BEGIN DATASET ROWS

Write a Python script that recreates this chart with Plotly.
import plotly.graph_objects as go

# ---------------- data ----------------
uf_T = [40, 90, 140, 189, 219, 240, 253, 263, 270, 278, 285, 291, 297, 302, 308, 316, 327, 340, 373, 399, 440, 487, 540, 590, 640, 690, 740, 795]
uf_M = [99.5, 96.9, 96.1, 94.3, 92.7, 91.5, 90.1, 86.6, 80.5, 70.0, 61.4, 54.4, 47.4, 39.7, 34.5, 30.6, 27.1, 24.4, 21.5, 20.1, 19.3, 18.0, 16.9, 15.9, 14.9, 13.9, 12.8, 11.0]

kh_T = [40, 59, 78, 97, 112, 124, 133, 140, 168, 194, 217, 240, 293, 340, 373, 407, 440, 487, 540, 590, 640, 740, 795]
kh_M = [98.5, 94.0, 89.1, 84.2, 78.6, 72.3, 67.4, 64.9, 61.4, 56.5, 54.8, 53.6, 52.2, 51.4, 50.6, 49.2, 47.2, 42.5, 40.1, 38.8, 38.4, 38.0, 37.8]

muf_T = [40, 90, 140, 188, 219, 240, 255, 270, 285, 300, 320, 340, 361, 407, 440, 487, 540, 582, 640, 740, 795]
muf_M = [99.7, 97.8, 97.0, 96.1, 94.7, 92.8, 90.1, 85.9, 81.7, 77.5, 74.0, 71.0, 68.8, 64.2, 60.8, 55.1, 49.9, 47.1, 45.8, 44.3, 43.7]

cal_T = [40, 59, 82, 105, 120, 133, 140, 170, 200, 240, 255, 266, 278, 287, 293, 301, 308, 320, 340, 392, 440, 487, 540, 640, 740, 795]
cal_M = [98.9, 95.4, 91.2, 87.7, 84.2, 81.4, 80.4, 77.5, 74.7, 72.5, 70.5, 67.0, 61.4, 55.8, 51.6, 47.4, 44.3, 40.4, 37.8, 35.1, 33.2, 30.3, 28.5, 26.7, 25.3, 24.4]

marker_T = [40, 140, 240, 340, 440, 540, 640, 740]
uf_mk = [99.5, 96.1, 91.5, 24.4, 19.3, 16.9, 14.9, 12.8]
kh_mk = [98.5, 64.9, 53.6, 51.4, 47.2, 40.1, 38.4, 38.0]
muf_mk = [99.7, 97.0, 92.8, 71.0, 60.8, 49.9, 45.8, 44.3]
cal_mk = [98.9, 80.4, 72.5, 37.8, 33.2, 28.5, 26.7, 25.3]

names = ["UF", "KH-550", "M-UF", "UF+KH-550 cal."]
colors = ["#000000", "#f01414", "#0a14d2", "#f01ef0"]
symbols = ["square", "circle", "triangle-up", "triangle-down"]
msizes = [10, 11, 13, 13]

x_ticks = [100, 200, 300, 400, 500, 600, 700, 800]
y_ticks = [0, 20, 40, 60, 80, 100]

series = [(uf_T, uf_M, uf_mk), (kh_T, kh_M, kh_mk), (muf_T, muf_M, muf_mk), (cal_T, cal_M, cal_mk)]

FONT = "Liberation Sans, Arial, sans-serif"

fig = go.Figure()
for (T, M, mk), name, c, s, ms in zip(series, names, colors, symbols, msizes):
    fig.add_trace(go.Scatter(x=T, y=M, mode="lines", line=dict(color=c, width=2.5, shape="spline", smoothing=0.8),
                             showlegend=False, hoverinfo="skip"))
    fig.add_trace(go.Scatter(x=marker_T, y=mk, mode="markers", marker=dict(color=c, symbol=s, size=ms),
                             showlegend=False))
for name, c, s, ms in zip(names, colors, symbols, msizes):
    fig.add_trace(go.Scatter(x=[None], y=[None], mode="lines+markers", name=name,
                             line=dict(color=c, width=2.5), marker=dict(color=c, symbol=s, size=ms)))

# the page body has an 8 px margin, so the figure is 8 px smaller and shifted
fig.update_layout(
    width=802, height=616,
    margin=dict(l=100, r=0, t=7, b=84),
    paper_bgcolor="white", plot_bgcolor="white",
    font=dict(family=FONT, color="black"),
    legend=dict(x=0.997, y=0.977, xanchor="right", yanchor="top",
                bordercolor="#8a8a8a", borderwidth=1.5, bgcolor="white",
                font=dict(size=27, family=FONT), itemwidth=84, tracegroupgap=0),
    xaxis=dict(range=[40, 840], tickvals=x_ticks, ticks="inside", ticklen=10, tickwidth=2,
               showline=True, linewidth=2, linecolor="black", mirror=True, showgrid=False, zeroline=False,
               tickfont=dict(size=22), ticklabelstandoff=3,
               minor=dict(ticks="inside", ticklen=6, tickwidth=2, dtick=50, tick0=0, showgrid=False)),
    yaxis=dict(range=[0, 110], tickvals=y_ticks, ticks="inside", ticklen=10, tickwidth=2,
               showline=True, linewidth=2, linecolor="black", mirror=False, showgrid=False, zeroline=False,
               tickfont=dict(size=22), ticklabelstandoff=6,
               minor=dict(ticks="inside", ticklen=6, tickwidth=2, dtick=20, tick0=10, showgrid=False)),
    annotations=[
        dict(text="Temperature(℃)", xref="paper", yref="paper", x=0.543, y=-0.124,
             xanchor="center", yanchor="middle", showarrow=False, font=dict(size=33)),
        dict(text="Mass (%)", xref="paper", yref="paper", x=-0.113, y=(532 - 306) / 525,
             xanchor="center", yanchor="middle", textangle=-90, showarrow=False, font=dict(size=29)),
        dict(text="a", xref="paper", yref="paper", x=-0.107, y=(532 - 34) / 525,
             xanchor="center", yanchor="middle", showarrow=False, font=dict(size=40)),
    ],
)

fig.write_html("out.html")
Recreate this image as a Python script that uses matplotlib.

END DATASET ROWS

STATED PROBLEM:
All of the material must be reproduced exactly.

THE COMPLETED TASK:
Write a Python script that recreates this chart with Plotly.
import plotly.graph_objects as go

# ---------------- data ----------------
uf_T = [40, 90, 140, 189, 219, 240, 253, 263, 270, 278, 285, 291, 297, 302, 308, 316, 327, 340, 373, 399, 440, 487, 540, 590, 640, 690, 740, 795]
uf_M = [99.5, 96.9, 96.1, 94.3, 92.7, 91.5, 90.1, 86.6, 80.5, 70.0, 61.4, 54.4, 47.4, 39.7, 34.5, 30.6, 27.1, 24.4, 21.5, 20.1, 19.3, 18.0, 16.9, 15.9, 14.9, 13.9, 12.8, 11.0]

kh_T = [40, 59, 78, 97, 112, 124, 133, 140, 168, 194, 217, 240, 293, 340, 373, 407, 440, 487, 540, 590, 640, 740, 795]
kh_M = [98.5, 94.0, 89.1, 84.2, 78.6, 72.3, 67.4, 64.9, 61.4, 56.5, 54.8, 53.6, 52.2, 51.4, 50.6, 49.2, 47.2, 42.5, 40.1, 38.8, 38.4, 38.0, 37.8]

muf_T = [40, 90, 140, 188, 219, 240, 255, 270, 285, 300, 320, 340, 361, 407, 440, 487, 540, 582, 640, 740, 795]
muf_M = [99.7, 97.8, 97.0, 96.1, 94.7, 92.8, 90.1, 85.9, 81.7, 77.5, 74.0, 71.0, 68.8, 64.2, 60.8, 55.1, 49.9, 47.1, 45.8, 44.3, 43.7]

cal_T = [40, 59, 82, 105, 120, 133, 140, 170, 200, 240, 255, 266, 278, 287, 293, 301, 308, 320, 340, 392, 440, 487, 540, 640, 740, 795]
cal_M = [98.9, 95.4, 91.2, 87.7, 84.2, 81.4, 80.4, 77.5, 74.7, 72.5, 70.5, 67.0, 61.4, 55.8, 51.6, 47.4, 44.3, 40.4, 37.8, 35.1, 33.2, 30.3, 28.5, 26.7, 25.3, 24.4]

marker_T = [40, 140, 240, 340, 440, 540, 640, 740]
uf_mk = [99.5, 96.1, 91.5, 24.4, 19.3, 16.9, 14.9, 12.8]
kh_mk = [98.5, 64.9, 53.6, 51.4, 47.2, 40.1, 38.4, 38.0]
muf_mk = [99.7, 97.0, 92.8, 71.0, 60.8, 49.9, 45.8, 44.3]
cal_mk = [98.9, 80.4, 72.5, 37.8, 33.2, 28.5, 26.7, 25.3]

names = ["UF", "KH-550", "M-UF", "UF+KH-550 cal."]
colors = ["#000000", "#f01414", "#0a14d2", "#f01ef0"]
symbols = ["square", "circle", "triangle-up", "triangle-down"]
msizes = [10, 11, 13, 13]

x_ticks = [100, 200, 300, 400, 500, 600, 700, 800]
y_ticks = [0, 20, 40, 60, 80, 100]

series = [(uf_T, uf_M, uf_mk), (kh_T, kh_M, kh_mk), (muf_T, muf_M, muf_mk), (cal_T, cal_M, cal_mk)]

FONT = "Liberation Sans, Arial, sans-serif"

fig = go.Figure()
for (T, M, mk), name, c, s, ms in zip(series, names, colors, symbols, msizes):
    fig.add_trace(go.Scatter(x=T, y=M, mode="lines", line=dict(color=c, width=2.5, shape="spline", smoothing=0.8),
                             showlegend=False, hoverinfo="skip"))
    fig.add_trace(go.Scatter(x=marker_T, y=mk, mode="markers", marker=dict(color=c, symbol=s, size=ms),
                             showlegend=False))
for name, c, s, ms in zip(names, colors, symbols, msizes):
    fig.add_trace(go.Scatter(x=[None], y=[None], mode="lines+markers", name=name,
                             line=dict(color=c, width=2.5), marker=dict(color=c, symbol=s, size=ms)))

# the page body has an 8 px margin, so the figure is 8 px smaller and shifted
fig.update_layout(
    width=802, height=616,
    margin=dict(l=100, r=0, t=7, b=84),
    paper_bgcolor="white", plot_bgcolor="white",
    font=dict(family=FONT, color="black"),
    legend=dict(x=0.997, y=0.977, xanchor="right", yanchor="top",
                bordercolor="#8a8a8a", borderwidth=1.5, bgcolor="white",
                font=dict(size=27, family=FONT), itemwidth=84, tracegroupgap=0),
    xaxis=dict(range=[40, 840], tickvals=x_ticks, ticks="inside", ticklen=10, tickwidth=2,
               showline=True, linewidth=2, linecolor="black", mirror=True, showgrid=False, zeroline=False,
               tickfont=dict(size=22), ticklabelstandoff=3,
               minor=dict(ticks="inside", ticklen=6, tickwidth=2, dtick=50, tick0=0, showgrid=False)),
    yaxis=dict(range=[0, 110], tickvals=y_ticks, ticks="inside", ticklen=10, tickwidth=2,
               showline=True, linewidth=2, linecolor="black", mirror=False, showgrid=False, zeroline=False,
               tickfont=dict(size=22), ticklabelstandoff=6,
               minor=dict(ticks="inside", ticklen=6, tickwidth=2, dtick=20, tick0=10, showgrid=False)),
    annotations=[
        dict(text="Temperature(℃)", xref="paper", yref="paper", x=0.543, y=-0.124,
             xanchor="center", yanchor="middle", showarrow=False, font=dict(size=33)),
        dict(text="Mass (%)", xref="paper", yref="paper", x=-0.113, y=(532 - 306) / 525,
             xanchor="center", yanchor="middle", textangle=-90, showarrow=False, font=dict(size=29)),
        dict(text="a", xref="paper", yref="paper", x=-0.107, y=(532 - 34) / 525,
             xanchor="center", yanchor="middle", showarrow=False, font=dict(size=40)),
    ],
)

fig.write_html("out.html")
Recreate this image as a Python script that uses matplotlib.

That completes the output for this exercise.